Tal vez no sea prudente comparar épocas, pero ante ciertos hechos de «raterismo» del presente que antaño eran impensados, uno tiende a preguntarse si estamos descendiendo de la ansiada montaña del civismo y los valores.
Se supone que la sociedad tenga menos vicios o malas costumbres mientras más avance el almanaque. Se sobreentiende, también, que los acontecimientos vergonzosos deben disminuir en la medida en que sembremos aulas, conocimiento y cultura.
Sin embargo, algunos casos de la cotidianidad asombran y contradicen la «teoría». No me cabe en la cabeza, por ejemplo, que alguien se pueda llevar para su casa un cactus naciente metiendo una contorsionada mano a través de una reja ajena; o que una persona se robe el mismísimo latón de la basura de un hogar —con basura incluida— una noche cualquiera; que un sujeto sea capaz de hurtarse unos cepillos dentales dejados en un baño exterior; que un individuo o individua tome para sí una prenda íntima colgada de un cordel.
Hace poco, en un barrio nuestro, ciudadanos inescrupulosos se robaron una pequeña rueda del cesto móvil en el que los vecinos de un edificio multifamiliar arrojan los desechos. Y, días atrás, alguien raptó para siempre un aditamento «sobreviviente» de una taza sanitaria en un centro laboral.
Hay otras historias francamente tristes, vinculadas con sustracciones en parques, hospitales, vías públicas y algunos sitios insospechados. Historias que hacen meditar por encima de la actuación de los rateros, término definido en el diccionario como «ladrón que roba con habilidad y cautela cosas de poco valor».
¿Son solo estos cleptómanos baratos los que ven en su actitud algo legítimo y nada censurable? ¿Es normal o válido que una persona se aferre a la filosofía del «estaba mal parqueado» para adueñarse de cualquier objeto?
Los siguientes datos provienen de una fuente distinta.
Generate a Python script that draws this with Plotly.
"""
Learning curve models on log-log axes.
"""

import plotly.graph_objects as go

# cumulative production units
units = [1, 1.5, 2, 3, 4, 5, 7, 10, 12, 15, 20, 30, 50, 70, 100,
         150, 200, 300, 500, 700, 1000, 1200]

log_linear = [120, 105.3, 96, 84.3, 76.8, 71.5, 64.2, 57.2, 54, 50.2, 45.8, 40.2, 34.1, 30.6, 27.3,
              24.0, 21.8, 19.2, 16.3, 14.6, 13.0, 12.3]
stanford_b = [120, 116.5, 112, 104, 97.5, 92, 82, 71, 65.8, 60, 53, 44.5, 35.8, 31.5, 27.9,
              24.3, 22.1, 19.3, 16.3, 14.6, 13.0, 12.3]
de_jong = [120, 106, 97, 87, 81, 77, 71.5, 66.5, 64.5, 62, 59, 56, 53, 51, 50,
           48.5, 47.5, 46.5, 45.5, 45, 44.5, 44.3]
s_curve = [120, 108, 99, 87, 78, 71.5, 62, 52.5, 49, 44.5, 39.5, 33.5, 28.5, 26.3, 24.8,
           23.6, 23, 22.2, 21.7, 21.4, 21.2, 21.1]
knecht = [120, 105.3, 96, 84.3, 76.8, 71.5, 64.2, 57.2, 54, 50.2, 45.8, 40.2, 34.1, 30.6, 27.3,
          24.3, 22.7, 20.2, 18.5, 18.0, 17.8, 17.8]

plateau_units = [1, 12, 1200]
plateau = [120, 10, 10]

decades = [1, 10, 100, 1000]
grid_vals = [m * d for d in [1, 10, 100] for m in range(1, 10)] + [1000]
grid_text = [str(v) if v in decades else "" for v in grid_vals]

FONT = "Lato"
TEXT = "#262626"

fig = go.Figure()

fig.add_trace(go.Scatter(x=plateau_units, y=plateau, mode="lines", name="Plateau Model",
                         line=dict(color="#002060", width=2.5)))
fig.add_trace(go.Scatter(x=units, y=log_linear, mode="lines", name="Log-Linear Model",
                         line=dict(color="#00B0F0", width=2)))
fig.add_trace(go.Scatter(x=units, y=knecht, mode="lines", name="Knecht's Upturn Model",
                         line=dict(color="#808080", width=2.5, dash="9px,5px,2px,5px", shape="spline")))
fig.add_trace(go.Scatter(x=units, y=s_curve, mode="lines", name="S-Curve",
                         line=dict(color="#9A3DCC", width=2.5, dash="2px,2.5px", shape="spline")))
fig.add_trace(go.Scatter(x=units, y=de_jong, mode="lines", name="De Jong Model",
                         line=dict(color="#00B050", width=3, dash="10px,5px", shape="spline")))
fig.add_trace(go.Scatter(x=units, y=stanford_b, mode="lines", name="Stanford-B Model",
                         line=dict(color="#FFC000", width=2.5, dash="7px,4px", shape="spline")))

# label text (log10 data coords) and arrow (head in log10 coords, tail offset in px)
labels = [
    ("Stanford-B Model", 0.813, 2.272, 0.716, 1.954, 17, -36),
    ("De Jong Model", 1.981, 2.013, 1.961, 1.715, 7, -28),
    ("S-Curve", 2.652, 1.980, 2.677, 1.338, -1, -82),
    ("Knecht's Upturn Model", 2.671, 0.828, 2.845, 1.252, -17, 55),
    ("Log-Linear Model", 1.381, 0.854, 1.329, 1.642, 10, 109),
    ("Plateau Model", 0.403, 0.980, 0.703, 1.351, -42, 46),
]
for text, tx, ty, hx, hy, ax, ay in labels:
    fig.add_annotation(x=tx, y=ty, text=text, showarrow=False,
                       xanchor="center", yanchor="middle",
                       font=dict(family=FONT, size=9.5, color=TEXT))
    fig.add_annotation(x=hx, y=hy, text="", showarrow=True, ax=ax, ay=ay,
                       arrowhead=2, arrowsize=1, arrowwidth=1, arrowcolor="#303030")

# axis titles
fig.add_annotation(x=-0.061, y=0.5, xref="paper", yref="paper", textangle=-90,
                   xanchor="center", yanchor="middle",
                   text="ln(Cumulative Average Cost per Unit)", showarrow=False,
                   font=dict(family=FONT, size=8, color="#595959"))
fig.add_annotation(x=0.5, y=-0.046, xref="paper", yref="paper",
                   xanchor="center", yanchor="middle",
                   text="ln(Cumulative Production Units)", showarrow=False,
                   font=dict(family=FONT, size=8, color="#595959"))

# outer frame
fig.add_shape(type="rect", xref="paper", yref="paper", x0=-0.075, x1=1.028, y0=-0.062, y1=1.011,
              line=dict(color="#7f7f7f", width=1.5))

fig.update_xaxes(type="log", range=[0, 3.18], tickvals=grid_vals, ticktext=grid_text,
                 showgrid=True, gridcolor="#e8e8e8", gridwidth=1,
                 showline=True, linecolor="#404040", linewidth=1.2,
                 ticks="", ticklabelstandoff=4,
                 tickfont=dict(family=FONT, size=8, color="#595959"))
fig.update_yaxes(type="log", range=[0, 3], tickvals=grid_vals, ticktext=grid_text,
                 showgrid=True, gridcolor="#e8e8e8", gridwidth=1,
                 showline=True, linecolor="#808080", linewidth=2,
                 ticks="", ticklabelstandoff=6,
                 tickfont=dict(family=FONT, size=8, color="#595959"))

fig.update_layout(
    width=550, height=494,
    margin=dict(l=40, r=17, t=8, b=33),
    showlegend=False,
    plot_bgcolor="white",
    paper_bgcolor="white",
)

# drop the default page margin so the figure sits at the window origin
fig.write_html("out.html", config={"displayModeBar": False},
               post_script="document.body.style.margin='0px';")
Tal vez en estas preguntas esté el meollo del problema, del que necesitamos preocuparnos sin llegar a enfoques apocalípticos.
Existe una tendencia, incluso entre determinados académicos, a justificar estas apropiaciones apuntando a las dificultades económicas. «Las carencias originan antivalores», dicen.
En parte tienen razón, porque bien se sabe que no existe efecto sin causa. Mas las narraciones de nuestros padres y abuelos desmentirían esos argumentos, pues ellos nos contaban que antes, cuando ni siquiera había donde dormir, era un pecado mayor tomar un centavo tirado en el patio de un vecino; había que devolverlo con pena y solemnidad.
Más cercanas están las anécdotas —también en períodos sin bonanza— de las gallinas sueltas con sus pollitos, que cruzaban varios patios y regresaban vivitas y coleando. ¿Se repetirán alguna vez esos relatos?
Es verdad que los tiempos, como las personas, cambian. Y que acaso estas líneas parezcan anticuadas a los ojos de sujetos supuestamente modernos en una era de «lucha». Aunque lo peor sería resignarnos a aceptar en nuestros códigos de convivencia a los rateros y a las ratas.
Si no abordamos estos asuntos, si los callamos o los aplaudimos, estaríamos ayudando a desmoronar antes de tiempo la República moral con la que soñaba José Martí. Ese sueño, tan hermoso como difícil, no deberíamos abandonarlo sin al menos intentarlo.